Holding — McCalla, J.
- The U.S. District Court for the Western District of Tennessee held that Daniel C. Hall's motion for partial summary judgment was granted, and the motion for summary judgment by NSI and Hall was granted in part and denied in part.
Rule
- A party may be entitled to recover under quantum meruit if they can show that they provided valuable services that the other party received and for which compensation is expected.
Reasoning
- The U.S. District Court for the Western District of Tennessee reasoned that there was sufficient evidence to suggest that an oral contract existed between Alston and NSI regarding her commissions, particularly since she received payments based on this agreement.
- However, the court found that Alston had agreed to reduce her Merry Maids commission, thereby dismissing that part of her breach of contract claim.
- Regarding the Terminix account, conflicting evidence suggested that a reasonable jury could find that Alston did not agree to a commission reduction, leaving that claim open for trial.
- In terms of fraudulent misrepresentation, the court determined that Alston did not provide sufficient evidence to show that Hall's claim about the Merry Maids account losing money was false, nor did she demonstrate that Hall's omission of the Quality Incentives discount constituted fraud.
- The court found that Alston's quantum meruit claim could proceed to trial since she argued that her services in procuring contracts were more valuable than the compensation received.
- Lastly, the court granted summary judgment on Alston's claims for punitive damages and attorneys' fees, as these were dependent on her other claims.
Deep Dive: How the Court Reached Its Decision
Breach of Oral Contract
The court addressed the breach of contract claim, focusing on whether an oral agreement existed between Alston and NSI regarding her commissions. Defendants contended that there was no "meeting of the minds" on essential terms, asserting that the discussions did not form a binding contract. However, the court recognized Alston's testimony about the initial agreement and her consistent receipt of commission payments as evidence supporting the existence of an oral contract. The court noted that Alston had received a five percent commission from both the Merry Maids and Terminix accounts, indicating a course of dealing consistent with her claims. While Alston admitted to agreeing to a reduced commission for the Merry Maids account, the court found conflicting evidence regarding whether she had similarly agreed to reduce her commission for the Terminix account. This inconsistency was deemed sufficient to allow a reasonable jury to determine the validity of her claims regarding the Terminix account, thereby denying summary judgment for that portion of the breach of contract claim.

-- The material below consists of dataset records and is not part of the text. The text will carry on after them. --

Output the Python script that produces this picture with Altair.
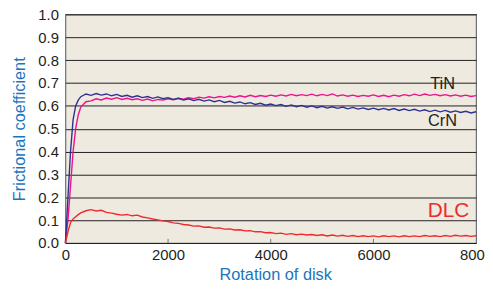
import altair as alt
import pandas as pd

# Rotation sampling positions
X_EARLY = [0, 50, 100, 150, 200, 250]
X_MAIN = list(range(300, 8001, 100))

TIN_EARLY = [0.0, 0.10, 0.25, 0.40, 0.50, 0.56]
CRN_EARLY = [0.0, 0.20, 0.40, 0.54, 0.60, 0.625]
DLC_EARLY = [0.0, 0.05, 0.09, 0.105, 0.115, 0.124]

TIN = [0.595, 0.618, 0.622, 0.631, 0.626, 0.634, 0.629, 0.636, 0.628, 0.633,
       0.627, 0.631, 0.624, 0.630, 0.622, 0.628, 0.625, 0.631, 0.626, 0.633,
       0.629, 0.636, 0.631, 0.638, 0.634, 0.640, 0.635, 0.641, 0.637, 0.643,
       0.638, 0.644, 0.639, 0.646, 0.640, 0.645, 0.641, 0.647, 0.642, 0.648,
       0.643, 0.650, 0.644, 0.649, 0.645, 0.651, 0.644, 0.650, 0.645, 0.652,
       0.643, 0.648, 0.642, 0.647, 0.641, 0.646, 0.642, 0.648, 0.641, 0.646,
       0.640, 0.647, 0.642, 0.649, 0.644, 0.651, 0.645, 0.652, 0.646, 0.650,
       0.644, 0.649, 0.643, 0.648, 0.642, 0.647, 0.641, 0.645]

CRN = [0.640, 0.652, 0.646, 0.654, 0.647, 0.652, 0.644, 0.650, 0.641, 0.646,
       0.638, 0.644, 0.636, 0.641, 0.633, 0.639, 0.631, 0.636, 0.628, 0.633,
       0.625, 0.631, 0.623, 0.629, 0.621, 0.626, 0.618, 0.624, 0.615, 0.620,
       0.612, 0.617, 0.609, 0.614, 0.606, 0.611, 0.603, 0.608, 0.601, 0.606,
       0.598, 0.604, 0.596, 0.602, 0.594, 0.600, 0.592, 0.598, 0.590, 0.596,
       0.589, 0.595, 0.587, 0.593, 0.586, 0.591, 0.584, 0.590, 0.583, 0.589,
       0.582, 0.588, 0.580, 0.586, 0.579, 0.585, 0.577, 0.583, 0.575, 0.581,
       0.574, 0.580, 0.572, 0.578, 0.571, 0.576, 0.569, 0.574]

DLC = [0.132, 0.141, 0.146, 0.140, 0.143, 0.134, 0.131, 0.126, 0.122, 0.125,
       0.119, 0.122, 0.114, 0.110, 0.105, 0.101, 0.097, 0.094, 0.088, 0.086,
       0.081, 0.079, 0.074, 0.075, 0.069, 0.070, 0.065, 0.066, 0.061, 0.062,
       0.057, 0.058, 0.053, 0.054, 0.049, 0.050, 0.045, 0.046, 0.041, 0.043,
       0.038, 0.041, 0.036, 0.039, 0.035, 0.037, 0.033, 0.036, 0.031, 0.035,
       0.030, 0.034, 0.029, 0.033, 0.028, 0.032, 0.028, 0.031, 0.027, 0.032,
       0.028, 0.031, 0.027, 0.032, 0.028, 0.031, 0.028, 0.033, 0.029, 0.032,
       0.028, 0.033, 0.029, 0.034, 0.030, 0.033, 0.029, 0.032]

SERIES = ["TiN", "CrN", "DLC"]
COLORS = ["#EC138C", "#2E3192", "#EE2A2E"]

LABELS = ["TiN", "CrN", "DLC"]
LABEL_X = [7346, 7346, 7462]
LABEL_Y = [0.697, 0.532, 0.139]
LABEL_COLORS = ["#231F20", "#231F20", "#EE2A2E"]
LABEL_SIZES = [16.5, 16.5, 21]

TICK_X = [2000, 4000, 6000]
X_TICKS = [0, 2000, 4000, 6000, 8000]
Y_TICKS = [0.0, 0.1, 0.2, 0.3, 0.4, 0.5, 0.6, 0.7, 0.8, 0.9, 1.0]

rows = []
for name, early, main in [("TiN", TIN_EARLY, TIN), ("CrN", CRN_EARLY, CRN), ("DLC", DLC_EARLY, DLC)]:
    for xv, yv in zip(X_EARLY + X_MAIN, early + main):
        rows.append({"rot": xv, "mu": yv, "series": name})
df = pd.DataFrame(rows)

FONT = "Liberation Sans"
xscale = alt.Scale(domain=[0, 8000], nice=False)
yscale = alt.Scale(domain=[0, 1.0], nice=False)

xaxis = alt.Axis(title="Rotation of disk", values=X_TICKS,
                 format="d", grid=False, domain=False, ticks=False,
                 labelPadding=5, labelFontSize=15, labelColor="#231F20",
                 labelFont=FONT, labelFlush=False, labelOverlap=False,
                 titleFont=FONT, titleFontSize=16.5,
                 titleFontWeight="normal", titleColor="#1C75BC",
                 titlePadding=4, titleX=212)
yaxis = alt.Axis(title="Frictional coefficient", values=Y_TICKS, tickCount=11,
                 format=".1f", grid=True, gridColor="#231F20", gridWidth=1,
                 domain=False, ticks=False, labelPadding=7, labelFontSize=15,
                 labelColor="#231F20", labelFont=FONT, labelOverlap=False,
                 titleFont=FONT, titleFontSize=16.5,
                 titleFontWeight="normal", titleColor="#1C75BC",
                 titlePadding=10)

lines = alt.Chart(df).mark_line(strokeWidth=1.4).encode(
    x=alt.X("rot:Q", scale=xscale, axis=xaxis),
    y=alt.Y("mu:Q", scale=yscale, axis=yaxis),
    color=alt.Color("series:N", scale=alt.Scale(domain=SERIES, range=COLORS), legend=None),
    detail="series:N",
    order=alt.Order("rot:Q"),
)

ticks_df = pd.DataFrame({"x": TICK_X, "y0": [0.0] * 3, "y1": [0.018] * 3})
ticks = alt.Chart(ticks_df).mark_rule(color="#777777", strokeWidth=1).encode(
    x=alt.X("x:Q", scale=xscale, axis=xaxis),
    y=alt.Y("y0:Q", scale=yscale, axis=yaxis),
    y2="y1:Q")

lab_df = pd.DataFrame({"label": LABELS, "x": LABEL_X, "y": LABEL_Y,
                       "c": LABEL_COLORS, "s": LABEL_SIZES})
texts = alt.Chart(lab_df).mark_text(font=FONT, align="center",
                                    baseline="middle").encode(
    x=alt.X("x:Q", scale=xscale, axis=xaxis),
    y=alt.Y("y:Q", scale=yscale, axis=yaxis),
    text="label:N",
    color=alt.Color("c:N", scale=None),
    size=alt.Size("s:Q", scale=None),
)

chart = alt.layer(lines, ticks, texts).properties(
    width=415, height=231,
    autosize=alt.AutoSizeParams(type="none"),
    padding={"left": 58, "top": 5, "right": 9, "bottom": 46},
    background="white",
).configure_view(fill="#EEEAE0", stroke="#6D6E71", strokeWidth=1.2)

chart.save("out.html", embed_options={"renderer": "svg", "actions": False})
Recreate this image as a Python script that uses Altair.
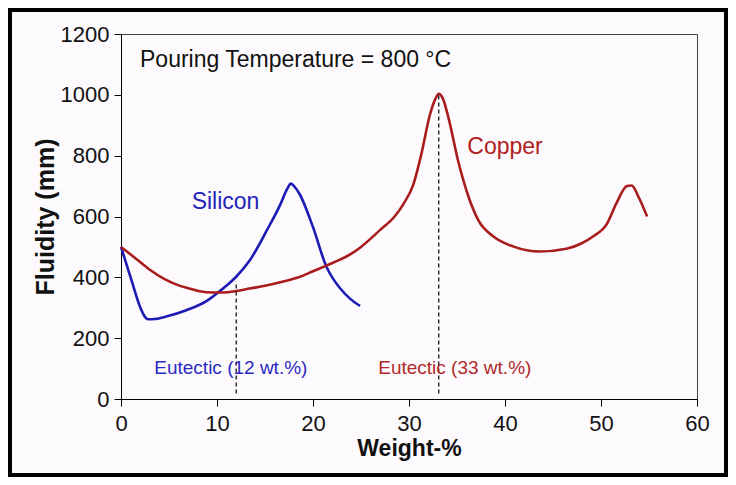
import altair as alt
import pandas as pd

# ---- data ----
si_x = [0, 1.1, 2.0, 2.5, 2.8, 3.5, 4.8, 6.8, 8.9, 10.1, 11, 12, 13.4, 15.2, 16.6, 17.3, 17.7, 18.1, 18.6, 20, 21.4, 22.1, 22.8, 23.85, 24.9]
si_y = [500, 390, 302, 270, 262, 263, 272, 292, 322, 350, 373, 402, 455, 555, 640, 690, 708, 697, 674, 565, 435, 395, 365, 330, 306]

cu_x = [0, 1.5, 3, 4.5, 5.8, 7, 8.2, 9.5, 10.7, 12, 13.4, 15, 16.9, 18.5, 20, 21.5, 22.8, 24, 25, 27, 28.5, 29.4, 30.45,
        31.3, 32.2, 32.8, 33.1, 33.5, 34.1, 35.1, 36.2, 37.2, 38.8, 40.9, 43.6, 46.4, 48, 49.2, 50.6, 51.6, 52.7, 53.2, 53.9, 54.8]
cu_y = [500, 463, 425, 395, 376, 364, 354, 350, 350, 355, 363, 372, 386, 400, 420, 440, 458, 478, 500, 556, 600, 640, 705,
        807, 937, 990, 1003, 990, 926, 785, 665, 589, 534, 501, 485, 494, 512, 535, 575, 643, 700, 702, 665, 600]

eut_x = [12, 33.1]
eut_top = [387, 1000]
eut_bottom = [18, 18]

x_ticks = [0, 10, 20, 30, 40, 50, 60]
y_ticks = [0, 200, 400, 600, 800, 1000, 1200]

BLUE = "#1c1cb4"
RED = "#a81c1c"
FONT = "Liberation Sans"

W, H = 576, 365
PL, PT = 113, 26
TOTW, TOTH = 720, 469

lines_df = pd.DataFrame({
    "x": si_x + cu_x,
    "y": si_y + cu_y,
    "metal": ["Silicon"] * len(si_x) + ["Copper"] * len(cu_x),
})
eut_df = pd.DataFrame({"x": eut_x, "y": eut_bottom, "y2": eut_top})

xs = alt.Scale(domain=[0, 60], nice=False)
ys = alt.Scale(domain=[0, 1200], nice=False)

lines = alt.Chart(lines_df).mark_line(strokeWidth=2.6, interpolate="monotone").encode(
    x=alt.X("x:Q", scale=xs, axis=alt.Axis(
        values=x_ticks, format="d", labelFlush=False, labelOverlap=False,
        title="Weight-%", titleFont=FONT, titleFontSize=23, titleFontWeight="bold",
        titleColor="#111", titleY=49, titleBaseline="middle", labelPadding=7)),
    y=alt.Y("y:Q", scale=ys, axis=alt.Axis(
        values=y_ticks, format="d", labelFlush=False, labelOverlap=False,
        title="Fluidity (mm)", titleFont=FONT, titleFontSize=25, titleFontWeight="bold",
        titleColor="#111", titleX=-76, titleY=H / 2, titleBaseline="middle", labelPadding=5)),
    color=alt.Color("metal:N", scale=alt.Scale(domain=["Silicon", "Copper"], range=[BLUE, RED]), legend=None),
)

rules = alt.Chart(eut_df).mark_rule(color="black", strokeWidth=1.2, strokeDash=[4, 3]).encode(
    x=alt.X("x:Q", scale=xs, title="Weight-%"),
    y=alt.Y("y:Q", scale=ys, title="Fluidity (mm)"),
    y2="y2:Q",
)

def label(text, x, y, color, size, align="left"):
    df = pd.DataFrame({"x": [x], "y": [y], "t": [text]})
    return alt.Chart(df).mark_text(font=FONT, fontSize=size, color=color, align=align,
                                   baseline="alphabetic").encode(
        x=alt.X("x:Q", scale=xs, title="Weight-%"),
        y=alt.Y("y:Q", scale=ys, title="Fluidity (mm)"),
        text="t:N",
    )

texts = [
    label("Pouring Temperature = 800 °C", 1.98, 1093, "#111111", 23),
    label("Silicon", 7.36, 625, "#2323b8", 23),
    label("Copper", 36.07, 804, "#b02020", 23),
    label("Eutectic (12 wt.%)", 11.44, 83, "#2a2ac0", 19, "center"),
    label("Eutectic (33 wt.%)", 34.77, 83, "#b02a2a", 19, "center"),
]

border = alt.Chart(pd.DataFrame({"a": [0]})).mark_rect(
    filled=False, stroke="black", strokeWidth=4).encode(
    x=alt.value(-PL + 2), x2=alt.value(TOTW - PL - 2),
    y=alt.value(-PT + 2), y2=alt.value(TOTH - PT - 2),
)

chart = alt.layer(lines, rules, *texts, border).properties(
    width=W, height=H,
    autosize=alt.AutoSizeParams(type="none"),
    padding={"left": PL, "top": PT, "right": TOTW - PL - W, "bottom": TOTH - PT - H},
    background="#fdfafd",
).configure_view(
    stroke="#444444", strokeWidth=1,
).configure_axis(
    grid=False, domainColor="black", tickColor="black", labelColor="#111111",
    labelFont=FONT, labelFontSize=22, tickSize=7, domainWidth=1, tickWidth=1,
)

chart.save("out.html", embed_options={"renderer": "svg", "actions": False})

Fraudulent Misrepresentation
The court evaluated Alston's claim of fraudulent misrepresentation, which required establishing that Hall intentionally misrepresented a material fact. Alston alleged that Hall misrepresented the financial status of the Merry Maids account, claiming it was losing money, which induced her to accept a reduced commission. However, the court found that Alston did not provide adequate evidence to prove that Hall's statements were false, as she lacked knowledge of the account's profitability. Additionally, Alston's acknowledgment that the information Hall provided was not false undermined her claim. The court further analyzed Hall's omission of the Quality Incentives discount, concluding that while such omissions can be misrepresentations, they did not constitute fraud in this case. Alston's reliance on Hall's statements was based on his assertion that the account was losing money, rather than on any specific financial details he might have omitted. Ultimately, the court held that Alston could not establish the first element of her fraudulent misrepresentation claim, leading to a grant of summary judgment for the defendants on this issue.
Promissory Fraud
In assessing Alston's promissory fraud claim, the court noted that the elements mirrored those of fraudulent misrepresentation but focused on future promises rather than present facts. Alston argued that Defendants had no intent to honor their promise to pay her a five percent commission when the agreement was made. The court found that the primary evidence Alston presented to support her claim was Hall's inability to recall the contract terms, which the court deemed insufficient to prove a lack of intent. The court emphasized that the record showed Defendants had been paying Alston commissions consistently from 1999 until 2006, contradicting her assertion of fraudulent intent. Mere failure to perform a promise does not inherently indicate that there was never any intent to perform. Since Alston did not provide evidence that Defendants lacked present intent to perform their promise at the time it was made, the court concluded that summary judgment was warranted on her promissory fraud claim.
Quantum Meruit
The court examined Alston's quantum meruit claim, which was based on her assertion that she provided valuable services to NSI that warranted compensation. Defendants argued against this claim, asserting that Alston had already been compensated for her services and that she failed to prove the reasonable value of her contributions. However, the court clarified that Alston's claim was specifically for her role in helping procure contracts, rather than for her work on the accounts themselves. It acknowledged that she sought compensation reflecting the value of her efforts in securing contracts for NSI, which she believed exceeded the payments she received. The court noted that Alston's evidence regarding her conversations with Hall and the payment structures could support her claim for quantum meruit. Importantly, the court determined that a reasonable jury could find in favor of Alston on this claim, thus allowing it to proceed to trial. As a result, the court denied summary judgment for the quantum meruit claim.
Punitive Damages and Attorneys' Fees
The court addressed Alston's claims for punitive damages and attorneys' fees, both of which were contingent on the success of her other claims. Since the court granted summary judgment for Defendants on the fraudulent misrepresentation claim, it followed that Alston could not recover punitive damages related to that claim. Furthermore, Alston conceded during the hearing that there was no basis for an award of attorneys' fees, as there was neither a statutory nor contractual provision supporting such a claim. The court agreed with Alston's position and confirmed that Defendants were entitled to summary judgment on her claims for punitive damages and attorneys' fees. This ruling effectively concluded the discussion regarding these ancillary claims, as they were dependent on the outcomes of the primary claims.